The photograph of a house occupies an area of $$1.75 \mathrm{~cm}^{2}$$ on a $$35 \mathrm{~mm}$$ slide. The slide is projected on to a screen, and the area of the house on the screen is $$1.55 \mathrm{~m}^{2}$$. What is the linear magnification of the projector-screen arrangement.

Answer

**step1** Understanding the Problem

The problem asks us to find the linear magnification of a projector-screen arrangement. We are given the area of a house on a slide and its corresponding area when projected onto a screen.
The area of the house on the slide is $$1.75 \mathrm{~cm}^{2}$$. This is the original size or object area.
The area of the house on the screen is $$1.55 \mathrm{~m}^{2}$$. This is the magnified size or image area.

**step2** Converting Units for Consistency

Before we can compare the areas, they must be in the same unit. The slide area is in square centimeters ($$\mathrm{cm}^{2}$$), and the screen area is in square meters ($$\mathrm{m}^{2}$$). We will convert the screen area from square meters to square centimeters.
We know that $$1 \mathrm{~m} = 100 \mathrm{~cm}$$.
Therefore, $$1 \mathrm{~m}^{2} = (100 \mathrm{~cm}) \times (100 \mathrm{~cm}) = 10000 \mathrm{~cm}^{2}$$.
Now, we convert the screen area:
Area on screen = $$1.55 \mathrm{~m}^{2} = 1.55 \times 10000 \mathrm{~cm}^{2} = 15500 \mathrm{~cm}^{2}$$.
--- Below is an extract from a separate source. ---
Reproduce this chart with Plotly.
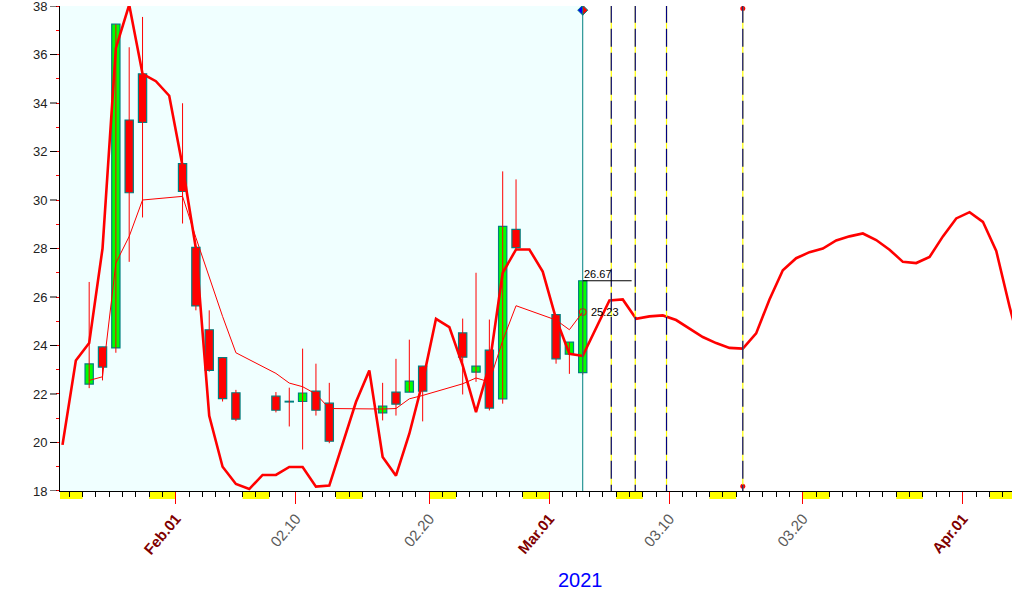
import pandas as pd
import plotly.graph_objects as go

# ---------------- data ----------------
candle_dates = ["2021-01-25", "2021-01-26", "2021-01-27", "2021-01-28", "2021-01-29",
                "2021-02-01", "2021-02-02", "2021-02-03", "2021-02-04", "2021-02-05",
                "2021-02-08", "2021-02-09", "2021-02-10", "2021-02-11", "2021-02-12",
                "2021-02-16", "2021-02-17", "2021-02-18", "2021-02-19",
                "2021-02-22", "2021-02-23", "2021-02-24", "2021-02-25", "2021-02-26",
                "2021-03-01", "2021-03-02", "2021-03-03"]
opens = [22.41, 23.94, 23.90, 33.30, 35.20,
         31.50, 28.05, 24.65, 23.50, 22.05,
         21.91, 21.67, 21.69, 22.12, 21.62,
         21.22, 22.08, 22.08, 23.15,
         24.52, 22.90, 23.81, 21.80, 28.79,
         25.27, 23.64, 22.88]
highs = [26.62, 23.94, 37.25, 36.30, 37.55,
         33.99, 28.10, 25.45, 23.50, 22.17,
         22.08, 22.26, 23.87, 23.25, 22.46,
         22.46, 23.45, 24.24, 23.15,
         25.11, 27.00, 25.07, 31.18, 30.85,
         25.27, 24.14, 26.67]
lows = [22.24, 22.56, 23.70, 27.45, 29.28,
        29.03, 25.45, 22.92, 21.69, 20.88,
        21.24, 20.66, 19.71, 21.11, 19.97,
        20.91, 21.11, 22.08, 20.87,
        21.98, 22.50, 21.32, 21.60, 27.90,
        23.25, 22.83, 22.80]
closes = [23.24, 23.11, 37.25, 30.30, 33.20,
          30.35, 25.63, 22.97, 21.81, 20.96,
          21.33, 21.67, 22.04, 21.33, 20.05,
          21.50, 21.58, 22.53, 22.12,
          23.52, 23.15, 21.42, 28.91, 28.04,
          23.45, 24.14, 26.67]
moving_avg = [22.56, 22.71, 27.40, 28.50, 30.00,
              30.15, 28.45, 26.80, 25.20, 23.70,
              22.85, 22.45, 22.30, 22.00, 21.40,
              21.38, 21.40, 21.80, 21.94,
              22.42, 22.66, 22.50, 24.20, 25.64,
              25.05, 24.65, 25.38]

cycle_start = "2021-01-23 12:00"
cycle_values = [19.90, 23.38, 24.10, 28.00, 36.26, 38.05, 35.20, 34.90, 34.30,   # Jan 23-31
                31.40, 28.00, 21.10, 19.00, 18.29, 18.08, 18.66, 18.66, 18.99, 18.99,  # Feb 1-10
                18.18, 18.22, 19.94, 21.67, 22.97, 19.40, 18.63, 20.36, 22.50, 25.10,  # Feb 11-20
                24.76, 23.18, 21.25, 23.18, 27.00, 27.96, 27.96, 27.05,                # Feb 21-28
                25.10, 23.66, 23.57, 24.70, 25.86, 25.90, 25.10, 25.20, 25.24, 25.05,  # Mar 1-10
                24.70, 24.35, 24.10, 23.90, 23.87, 24.50, 25.90, 27.10, 27.60, 27.85,  # Mar 11-20
                28.00, 28.33, 28.50, 28.62, 28.35, 27.95, 27.45, 27.40, 27.65, 28.50,  # Mar 21-30
                29.24, 29.50, 29.10, 27.90, 25.60, 23.50]                              # Mar 31-Apr 5

last_close_label = "26.67"
last_avg_label = "25.23"

x_tick_dates = ["2021-02-01", "2021-02-10", "2021-02-20", "2021-03-01",
                "2021-03-10", "2021-03-20", "2021-04-01"]
x_tick_labels = ["Feb.01", "02.10", "02.20", "Mar.01", "03.10", "03.20", "Apr.01"]
month_start_labels = ["Feb.01", "Mar.01", "Apr.01"]
y_ticks = list(range(18, 39))
year_label = "2021"

marker_dates = ["2021-03-05 15:20", "2021-03-07 10:30", "2021-03-09 18:45", "2021-03-15 12:00"]

x_range = ["2021-01-23 07:30", "2021-04-04 16:20"]
y_range = [17.999, 38.001]

# ---------------- figure ----------------
DAY_MS = 86400000
cx = [pd.Timestamp(d) + pd.Timedelta(hours=12) for d in candle_dates]
cycle_x = pd.date_range(cycle_start, periods=len(cycle_values), freq="D")
last_x = cx[-1]

fig = go.Figure()

# wicks
wx, wy = [], []
for x, lo, hi in zip(cx, lows, highs):
    wx += [x, x, None]
    wy += [lo, hi, None]
fig.add_trace(go.Scatter(x=wx, y=wy, mode="lines", line=dict(color="#FF0000", width=1),
                         hoverinfo="skip"))

# bodies
base = [min(o, c) for o, c in zip(opens, closes)]
height = [max(abs(c - o), 0.03) for o, c in zip(opens, closes)]
colors = ["#00FF00" if c > o else "#FF0000" for o, c in zip(opens, closes)]
fig.add_trace(go.Bar(x=cx, y=height, base=base, width=0.62 * DAY_MS,
                     marker=dict(color=colors, line=dict(color="#008080", width=1.2))))

# moving average
fig.add_trace(go.Scatter(x=cx, y=moving_avg, mode="lines",
                         line=dict(color="#FF0000", width=1)))
# cycle line
fig.add_trace(go.Scatter(x=cycle_x, y=cycle_values, mode="lines",
                         line=dict(color="#FF0000", width=2.6)))
# open circle at last average
fig.add_trace(go.Scatter(x=[last_x], y=[moving_avg[-1]], mode="markers",
                         marker=dict(symbol="circle-open", size=7, color="#FF0000",
                                     line=dict(width=1))))
# red dots on the last marker line
fig.add_trace(go.Scatter(x=[marker_dates[-1], marker_dates[-1]], y=[37.9, 18.2],
                         mode="markers", cliponaxis=False,
                         marker=dict(size=5, color="#FF0000")))

shapes = []
# light cyan history background
shapes.append(dict(type="rect", xref="x", yref="paper", x0=x_range[0], x1=last_x,
                   y0=0, y1=1, fillcolor="#F0FFFF", line=dict(width=0), layer="below"))
# weekend bands below the axis
for d in pd.date_range("2021-01-23", "2021-04-05", freq="D"):
    if d.dayofweek == 5:
        shapes.append(dict(type="rect", xref="x", yref="paper", x0=d,
                           x1=d + pd.Timedelta(days=2), y0=-0.0165, y1=-0.001,
                           fillcolor="#FFFF00", line=dict(width=0), layer="below"))
# teal line at last candle
shapes.append(dict(type="line", xref="x", yref="y", x0=last_x, x1=last_x, y0=38, y1=18,
                   line=dict(color="#008080", width=1)))
# dashed marker lines (navy with yellow gaps)
for d in marker_dates:
    shapes.append(dict(type="line", xref="x", yref="y", x0=d, x1=d, y0=38.05, y1=18,
                       line=dict(color="#FFFF00", width=1.2)))
    shapes.append(dict(type="line", xref="x", yref="y", x0=d, x1=d, y0=38.05, y1=18,
                       line=dict(color="#000080", width=1.2, dash="18px,6px")))
# horizontal mark at last close
shapes.append(dict(type="line", xref="x", yref="y", x0=last_x,
                   x1=last_x + pd.Timedelta(hours=88), y0=closes[-1], y1=closes[-1],
                   line=dict(color="#000000", width=1)))
# diamond at top of teal line
shapes.append(dict(type="path", xref="x", yref="y", xsizemode="pixel", ysizemode="pixel",
                   xanchor=last_x, yanchor=37.83, path="M -5 0 L 0 5 L 0 -5 Z",
                   fillcolor="#0000FF", line=dict(color="#008080", width=1)))
shapes.append(dict(type="path", xref="x", yref="y", xsizemode="pixel", ysizemode="pixel",
                   xanchor=last_x, yanchor=37.83, path="M 5 0 L 0 5 L 0 -5 Z",
                   fillcolor="#FF0000", line=dict(color="#008080", width=1)))
# black portion of the major y ticks
for v in y_ticks:
    if v % 2 == 0:
        shapes.append(dict(type="line", xref="paper", yref="y", xsizemode="pixel",
                           xanchor=0, x0=-10, x1=-3, y0=v, y1=v,
                           line=dict(color="#000000", width=1)))

annotations = [
    dict(x=last_x, y=closes[-1], xref="x", yref="y", text=last_close_label,
         showarrow=False, xanchor="left", yanchor="bottom", xshift=-1, yshift=-1,
         font=dict(family="Liberation Sans", size=11, color="#000000")),
    dict(x=last_x, y=moving_avg[-1], xref="x", yref="y", text=last_avg_label,
         showarrow=False, xanchor="left", yanchor="middle", xshift=6,
         font=dict(family="Liberation Sans", size=11, color="#000000")),
    dict(x=0.5468, y=-0.1825, xref="paper", yref="paper", text=year_label,
         showarrow=False, xanchor="center", yanchor="middle",
         font=dict(family="Liberation Sans", size=20, color="#0000FF")),
]

tick_text = []
for t in x_tick_labels:
    if t in month_start_labels:
        tick_text.append(f'<b><span style="color:#800000">{t}</span></b>')
    else:
        tick_text.append(t)

fig.update_layout(
    width=1012, height=591,
    margin=dict(l=60, r=0, t=6, b=100),
    paper_bgcolor="#FFFFFF", plot_bgcolor="#FFFFFF",
    showlegend=False, barmode="overlay",
    font=dict(family="Liberation Sans"),
    shapes=shapes, annotations=annotations,
    xaxis=dict(type="date", range=x_range, showgrid=False, zeroline=False,
               showline=True, linecolor="#000000", linewidth=1,
               tickmode="array", tickvals=x_tick_dates, ticktext=tick_text,
               ticks="outside", ticklen=12, tickcolor="#FF0000", tickwidth=1,
               tickangle=-50, tickfont=dict(family="Liberation Sans", size=15, color="#5A5A5A"),
               minor=dict(ticks="outside", dtick=DAY_MS, tick0="2021-01-23",
                          ticklen=5, tickcolor="#000000", tickwidth=1, showgrid=False)),
    yaxis=dict(range=y_range, showgrid=False, zeroline=False,
               showline=True, linecolor="#000000", linewidth=1,
               tickmode="array", tickvals=y_ticks,
               ticktext=[str(v) if v % 2 == 0 else "" for v in y_ticks],
               ticks="outside", ticklen=3, tickcolor="#FF0000", tickwidth=1,
               ticklabelstandoff=6, ticklabeloverflow="allow",
               tickfont=dict(family="Liberation Sans", size=13, color="#222222")),
)

fig.write_html("out.html", config={"displayModeBar": False},
               post_script="document.body.style.margin='0';")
**step3** Calculating Area Magnification

Area magnification is the ratio of the image area to the object area.
Area magnification = (Area on screen) $$\div$$ (Area on slide)
Area magnification = $$15500 \mathrm{~cm}^{2} \div 1.75 \mathrm{~cm}^{2}$$
To simplify the division, we can multiply both numbers by 100 to remove the decimal from 1.75:
Area magnification = $$1550000 \div 175$$
Performing the division:
$$1550000 \div 175 = 8857.1428...$$
We can round this to two decimal places for convenience:
Area magnification $$\approx 8857.14$$.

**step4** Calculating Linear Magnification

Linear magnification is the factor by which lengths are magnified. Area magnification is the square of linear magnification. This means that if linear magnification is M, then area magnification is $$M \times M$$.
Therefore, to find the linear magnification, we need to find the number that, when multiplied by itself, equals the area magnification. This is called finding the square root.
Linear magnification = $$\sqrt{\text{Area magnification}}$$
Linear magnification = $$\sqrt{8857.14}$$
Calculating the square root:
$$\sqrt{8857.14} \approx 94.1123...$$
Rounding to two decimal places, the linear magnification is approximately $$94.11$$.